And interesting report here, for those that like a good chart/graph to start their day.
These two charts are so telling.
When I was in corporate America, I worked for those guys that build the big yellow iron construction things, so I can attest with authority that the housing construction market around here tanked HARD in 2009. It was ugly. I was in the finance group and all I did for a year or two was help modify loans. Pretty much nobody did anything in that space for like a year, or two even. Those that survived did so by focusing on municipal work, utilities, and maybe some oil & gas field work, or a bit of commercial. Now you see them back out building big subdivisions again, but it STILL isn't quite like it was before the crash.
Basically, from what I gather, what we are experiencing is a whiplash effect. It took us a few years to work through the backlog of housing inventory, which was something the local economists anticipated. But I think probably we've done that now, and the supply is not keeping pace with demand. You could probably say that we got 4-5 years of pent up demand out there for housing. In Houston, the hurricane just exacerbated the condition that was already well underway.
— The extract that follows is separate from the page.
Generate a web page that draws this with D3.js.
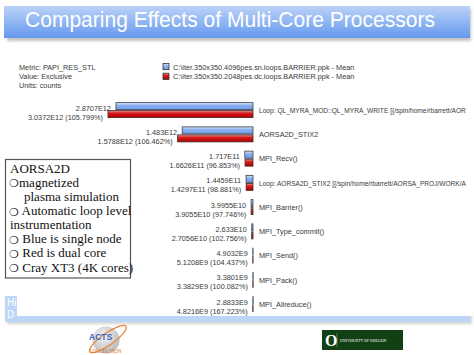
<!DOCTYPE html>
<html>
<head>
<meta charset="utf-8">
<script src="https://cdn.jsdelivr.net/npm/d3@7"></script>
<style>
html,body{margin:0;padding:0;background:#fff;}
svg{display:block;}
</style>
</head>
<body>
<div id="chart"></div>
<script>
// ---- data ----
const categories = [
  "Loop: QL_MYRA_MOD::QL_MYRA_WRITE [{/spin/home/rbarrett/AOR",
  "AORSA2D_STIX2",
  "MPI_Recv()",
  "Loop: AORSA2D_STIX2 [{/spin/home/rbarrett/AORSA_PROJ/WORK/A",
  "MPI_Barrier()",
  "MPI_Type_commit()",
  "MPI_Send()",
  "MPI_Pack()",
  "MPI_Allreduce()"
];
const blueValues = [2.8707e12, 1.483e12, 1.717e11, 1.4459e11, 3.9955e10, 2.633e10, 4.9032e9, 3.3801e9, 2.8833e9];
const redValues  = [3.0372e12, 1.5788e12, 1.6626e11, 1.4297e11, 3.9055e10, 2.7056e10, 5.1208e9, 3.3829e9, 4.8216e9];
const redPercents = [105.799, 106.462, 96.853, 98.881, 97.746, 102.756, 104.437, 100.082, 167.223];
const seriesNames = [
  "C:\\iter.350x350.4096pes.sn.loops.BARRIER.ppk - Mean",
  "C:\\iter.350x350.2048pes.dc.loops.BARRIER.ppk - Mean"
];
const metricLines = ["Metric: PAPI_RES_STL", "Value: Exclusive", "Units: counts"];
const titleText = "Comparing Effects of Multi-Core Processors";
const noteLines = [
  {b: "❍", t: "magnetized", indent: 0},
  {b: "", t: "plasma simulation", indent: 1},
  {b: "❍", t: " Automatic loop level", indent: 0},
  {b: "", t: "instrumentation", indent: 2},
  {b: "❍", t: " Blue is single node", indent: 0},
  {b: "❍", t: " Red is dual core", indent: 0},
  {b: "❍", t: " Cray XT3 (4K cores)", indent: 0}
];

// ---- drawing ----
const W = 474, H = 355;
const svg = d3.select("#chart").append("svg").attr("width", W).attr("height", H);
const defs = svg.append("defs");

const tg = defs.append("linearGradient").attr("id","titleGrad").attr("x1",0).attr("y1",0).attr("x2",0).attr("y2",1);
tg.append("stop").attr("offset",0).attr("stop-color","#bcd2f8");
tg.append("stop").attr("offset",1).attr("stop-color","#6499ee");
const sh = defs.append("filter").attr("id","shadow").attr("x","-5%").attr("y","-20%").attr("width","110%").attr("height","160%");
sh.append("feGaussianBlur").attr("stdDeviation",1.6);

const bg = defs.append("linearGradient").attr("id","blueGrad").attr("x1",0).attr("y1",0).attr("x2",0).attr("y2",1);
bg.append("stop").attr("offset",0).attr("stop-color","#d8e6fc");
bg.append("stop").attr("offset",0.4).attr("stop-color","#8ab1f0");
bg.append("stop").attr("offset",1).attr("stop-color","#6f9be6");
const rg = defs.append("linearGradient").attr("id","redGrad").attr("x1",0).attr("y1",0).attr("x2",0).attr("y2",1);
rg.append("stop").attr("offset",0).attr("stop-color","#f29090");
rg.append("stop").attr("offset",0.4).attr("stop-color","#d41818");
rg.append("stop").attr("offset",1).attr("stop-color","#b50000");

// title bar
svg.append("rect").attr("x",7).attr("y",9).attr("width",464).attr("height",32).attr("fill","#9a9a9a").attr("opacity",0.6).attr("filter","url(#shadow)");
svg.append("rect").attr("x",4).attr("y",6).attr("width",466).attr("height",32).attr("fill","url(#titleGrad)");
svg.append("text").attr("x",25).attr("y",26.5).attr("fill","#fff")
  .attr("font-family","Liberation Sans, Arial, sans-serif").attr("font-size",22.5)
  .attr("textLength",410).attr("lengthAdjust","spacingAndGlyphs").text(titleText);

// bottom band (slide element partly hidden by the chart image)
svg.append("rect").attr("x",7).attr("y",299).attr("width",465).attr("height",25).attr("fill","#a8a8a8").attr("opacity",0.5).attr("filter","url(#shadow)");
svg.append("rect").attr("x",5).attr("y",296).attr("width",465).attr("height",26).attr("fill","#bcd6f6");
svg.append("text").attr("x",7).attr("y",306).attr("fill","#fff").attr("font-family","Liberation Sans, Arial, sans-serif").attr("font-size",10).text("Hi");
svg.append("text").attr("x",7).attr("y",318).attr("fill","#fff").attr("font-family","Liberation Sans, Arial, sans-serif").attr("font-size",10).text("D");
// chart image white area
svg.append("rect").attr("x",17).attr("y",46).attr("width",460).attr("height",270).attr("fill","#fff");

const font = "Liberation Sans, Arial, sans-serif";
const fs = 7.3;
const textCol = "#3a3a3a";

// metric header
svg.append("g").selectAll("text").data(metricLines).join("text")
  .attr("x",19).attr("y",(d,i)=>70 + i*9.2)
  .attr("font-family",font).attr("font-size",fs).attr("fill",textCol).text(d=>d);

// legend
const legColors = ["url(#blueGrad)","url(#redGrad)"];
const leg = svg.append("g").selectAll("g").data(seriesNames).join("g")
  .attr("transform",(d,i)=>`translate(163,${63.5 + i*9.7})`);
leg.append("rect").attr("width",6).attr("height",6.2).attr("fill",(d,i)=>legColors[i]).attr("stroke","#333").attr("stroke-width",0.8);
leg.append("text").attr("x",10).attr("y",6).attr("font-family",font).attr("font-size",fs).attr("fill",textCol).text(d=>d);

// scales
const y = d3.scaleBand().domain(categories).range([98, 98 + 24.25*categories.length]).padding(0);
const barRight = 253;
const x = d3.scaleLinear().domain([0, d3.max(redValues)]).range([barRight, 108]);
const fmt = v => v.toExponential().replace("e+","E");

const rows = categories.map((c,i)=>({c, b: blueValues[i], r: redValues[i], p: redPercents[i], cy: y(c) + y.bandwidth()/2}));

const g = svg.append("g");
const row = g.selectAll("g.row").data(rows).join("g").attr("class","row");
// blue bars
row.append("rect")
  .attr("x", d=>x(d.b)).attr("y", d=>d.cy-7.5)
  .attr("width", d=>Math.max(barRight - x(d.b), 0.3)).attr("height",7)
  .attr("fill","url(#blueGrad)").attr("stroke","#3b3f4a").attr("stroke-width",0.8);
// red bars
row.append("rect")
  .attr("x", d=>x(d.r)).attr("y", d=>d.cy+0.5)
  .attr("width", d=>Math.max(barRight - x(d.r), 0.3)).attr("height",7)
  .attr("fill","url(#redGrad)").attr("stroke","#3b2a2a").attr("stroke-width",0.8);
// value labels
row.append("text")
  .attr("x", d=>x(d.b) - 5).attr("y", d=>d.cy+0.5).attr("text-anchor","end")
  .attr("font-family",font).attr("font-size",fs).attr("fill",textCol).text(d=>fmt(d.b));
row.append("text")
  .attr("x", d=>x(d.r) - 5).attr("y", d=>d.cy+9.5).attr("text-anchor","end")
  .attr("font-family",font).attr("font-size",fs).attr("fill",textCol)
  .text(d=>fmt(d.r) + " (" + d.p.toFixed(3) + "%)");
// category labels (long ones shrunk to stay inside the picture)
const labelX = 259, labelMax = 466 - labelX;
row.append("text")
  .attr("x", labelX).attr("y", d=>d.cy+2.7)
  .attr("font-family",font).attr("font-size",fs).attr("fill",textCol).text(d=>d.c)
  .each(function(){
    const w = this.getComputedTextLength();
    if (w > labelMax) {
      d3.select(this).attr("font-size", fs * labelMax / w);
    }
  });

// note box
const nb = svg.append("g");
nb.append("rect").attr("x",5.5).attr("y",159.5).attr("width",125).attr("height",118.5)
  .attr("fill","#fff").attr("stroke","#555").attr("stroke-width",1.2);
const serif = "Liberation Serif, Times New Roman, serif";
nb.append("text").attr("x",10).attr("y",172.7).attr("font-family",serif).attr("font-size",13).attr("fill","#111").text("AORSA2D");
const nl = nb.selectAll("g.nl").data(noteLines).join("g").attr("class","nl")
  .attr("transform",(d,i)=>`translate(0,${186.7 + i*14.15})`);
nl.append("text").attr("x",9).attr("y",0.5).attr("font-family","DejaVu Sans, sans-serif").attr("font-size",11).attr("fill","#111").text(d=>d.b);
nl.append("text").attr("x",d=> d.indent===1 ? 24 : d.indent===2 ? 10 : 19).attr("y",0)
  .attr("font-family",serif).attr("font-size",13).attr("fill","#111").style("white-space","pre").text(d=>d.t);

// ACTS logo
const acts = svg.append("g");
const gg = defs.append("radialGradient").attr("id","globe").attr("cx","40%").attr("cy","35%").attr("r","70%");
gg.append("stop").attr("offset",0).attr("stop-color","#f4f4f4");
gg.append("stop").attr("offset",1).attr("stop-color","#b8b8b8");
acts.append("circle").attr("cx",106).attr("cy",340).attr("r",13.5).attr("fill","url(#globe)");
acts.append("ellipse").attr("cx",108).attr("cy",339).attr("rx",22).attr("ry",6).attr("transform","rotate(-35,108,339)")
  .attr("fill","none").attr("stroke","#e8843a").attr("stroke-width",1.3);
acts.append("text").attr("x",89).attr("y",339.5).attr("font-family",font).attr("font-weight","bold").attr("font-size",8.5).attr("fill","#3b66b8").text("ACTS");
acts.append("text").attr("x",89).attr("y",353).attr("font-family",serif).attr("font-size",5.2).attr("fill","#d8702a").text("COLLECTION");

// University of Oregon logo
const uo = svg.append("g");
uo.append("rect").attr("x",322).attr("y",330).attr("width",81).attr("height",20).attr("fill","#123f14");
uo.append("text").attr("x",325).attr("y",346).attr("font-family",serif).attr("font-weight","bold").attr("font-size",16).attr("fill","#fff").text("O");
uo.append("line").attr("x1",337).attr("x2",337).attr("y1",333).attr("y2",347).attr("stroke","#ccc").attr("stroke-width",0.4);
uo.append("text").attr("x",340).attr("y",342).attr("font-family",serif).attr("font-size",3.9).attr("fill","#fff").text("UNIVERSITY OF OREGON");
</script>
</body>
</html>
Interesting that the MF construction roared back so much stronger/faster than the SFR starts. I wonder if that is normal during periods of economic recovery?
Great article and insight! Thanks for posting.
Thanks @Mark Sewell for your insight and article. It loads of information.
Texas A&M Real Estate center always brings about great reports and analysis periodically. Their inventory report gives little more granular look at the housing demand in Texas and it's metros.